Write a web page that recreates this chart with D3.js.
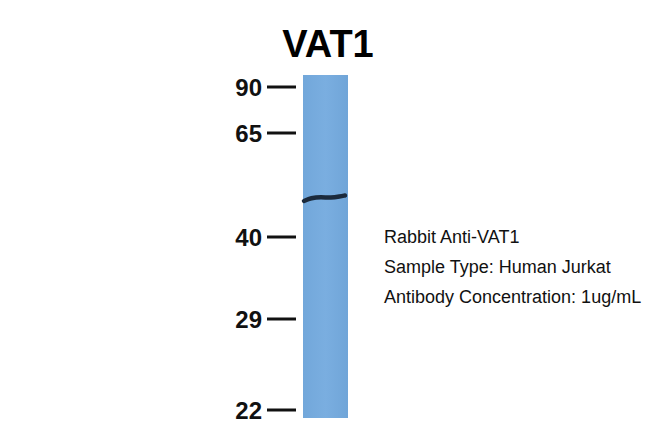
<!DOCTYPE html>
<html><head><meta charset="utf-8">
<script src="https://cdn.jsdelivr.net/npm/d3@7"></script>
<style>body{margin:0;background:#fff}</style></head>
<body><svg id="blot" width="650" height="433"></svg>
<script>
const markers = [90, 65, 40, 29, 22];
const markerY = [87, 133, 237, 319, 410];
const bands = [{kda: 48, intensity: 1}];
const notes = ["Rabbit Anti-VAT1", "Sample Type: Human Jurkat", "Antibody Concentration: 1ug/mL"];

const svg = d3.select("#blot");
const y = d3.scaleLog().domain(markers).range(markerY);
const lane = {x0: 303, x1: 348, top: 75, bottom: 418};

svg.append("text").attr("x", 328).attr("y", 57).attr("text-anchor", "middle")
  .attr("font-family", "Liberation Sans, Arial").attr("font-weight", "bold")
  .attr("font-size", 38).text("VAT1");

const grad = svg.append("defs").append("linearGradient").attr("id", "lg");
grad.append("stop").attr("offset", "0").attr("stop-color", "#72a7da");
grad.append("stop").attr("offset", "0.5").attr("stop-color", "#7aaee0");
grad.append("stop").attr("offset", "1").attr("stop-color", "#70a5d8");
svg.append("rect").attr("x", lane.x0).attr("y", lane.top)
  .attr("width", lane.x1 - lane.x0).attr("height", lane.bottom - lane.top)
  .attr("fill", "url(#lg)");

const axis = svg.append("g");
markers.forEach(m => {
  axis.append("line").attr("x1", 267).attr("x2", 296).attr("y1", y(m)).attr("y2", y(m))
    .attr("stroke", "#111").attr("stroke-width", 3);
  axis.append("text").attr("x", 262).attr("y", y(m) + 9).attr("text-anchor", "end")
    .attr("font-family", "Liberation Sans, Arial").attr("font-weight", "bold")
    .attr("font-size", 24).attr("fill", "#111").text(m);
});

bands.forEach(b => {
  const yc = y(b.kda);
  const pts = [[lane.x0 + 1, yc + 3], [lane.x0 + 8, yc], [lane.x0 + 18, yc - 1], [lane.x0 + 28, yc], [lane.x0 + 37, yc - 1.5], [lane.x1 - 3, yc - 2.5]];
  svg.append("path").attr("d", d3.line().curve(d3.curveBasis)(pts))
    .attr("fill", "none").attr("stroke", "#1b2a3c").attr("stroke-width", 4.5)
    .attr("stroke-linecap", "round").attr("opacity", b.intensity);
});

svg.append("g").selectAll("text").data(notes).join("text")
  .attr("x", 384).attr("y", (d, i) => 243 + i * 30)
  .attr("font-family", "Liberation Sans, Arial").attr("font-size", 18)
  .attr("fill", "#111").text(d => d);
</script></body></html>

- **WHAT THE TASK REQUIRES**
Leaving out the pictures, repeat the data above exactly.

- **COMPLETE OUTPUT**
Write a web page that recreates this chart with D3.js.
<!DOCTYPE html>
<html><head><meta charset="utf-8">
<script src="https://cdn.jsdelivr.net/npm/d3@7"></script>
<style>body{margin:0;background:#fff}</style></head>
<body><svg id="blot" width="650" height="433"></svg>
<script>
const markers = [90, 65, 40, 29, 22];
const markerY = [87, 133, 237, 319, 410];
const bands = [{kda: 48, intensity: 1}];
const notes = ["Rabbit Anti-VAT1", "Sample Type: Human Jurkat", "Antibody Concentration: 1ug/mL"];

const svg = d3.select("#blot");
const y = d3.scaleLog().domain(markers).range(markerY);
const lane = {x0: 303, x1: 348, top: 75, bottom: 418};

svg.append("text").attr("x", 328).attr("y", 57).attr("text-anchor", "middle")
  .attr("font-family", "Liberation Sans, Arial").attr("font-weight", "bold")
  .attr("font-size", 38).text("VAT1");

const grad = svg.append("defs").append("linearGradient").attr("id", "lg");
grad.append("stop").attr("offset", "0").attr("stop-color", "#72a7da");
grad.append("stop").attr("offset", "0.5").attr("stop-color", "#7aaee0");
grad.append("stop").attr("offset", "1").attr("stop-color", "#70a5d8");
svg.append("rect").attr("x", lane.x0).attr("y", lane.top)
  .attr("width", lane.x1 - lane.x0).attr("height", lane.bottom - lane.top)
  .attr("fill", "url(#lg)");

const axis = svg.append("g");
markers.forEach(m => {
  axis.append("line").attr("x1", 267).attr("x2", 296).attr("y1", y(m)).attr("y2", y(m))
    .attr("stroke", "#111").attr("stroke-width", 3);
  axis.append("text").attr("x", 262).attr("y", y(m) + 9).attr("text-anchor", "end")
    .attr("font-family", "Liberation Sans, Arial").attr("font-weight", "bold")
    .attr("font-size", 24).attr("fill", "#111").text(m);
});

bands.forEach(b => {
  const yc = y(b.kda);
  const pts = [[lane.x0 + 1, yc + 3], [lane.x0 + 8, yc], [lane.x0 + 18, yc - 1], [lane.x0 + 28, yc], [lane.x0 + 37, yc - 1.5], [lane.x1 - 3, yc - 2.5]];
  svg.append("path").attr("d", d3.line().curve(d3.curveBasis)(pts))
    .attr("fill", "none").attr("stroke", "#1b2a3c").attr("stroke-width", 4.5)
    .attr("stroke-linecap", "round").attr("opacity", b.intensity);
});

svg.append("g").selectAll("text").data(notes).join("text")
  .attr("x", 384).attr("y", (d, i) => 243 + i * 30)
  .attr("font-family", "Liberation Sans, Arial").attr("font-size", 18)
  .attr("fill", "#111").text(d => d);
</script></body></html>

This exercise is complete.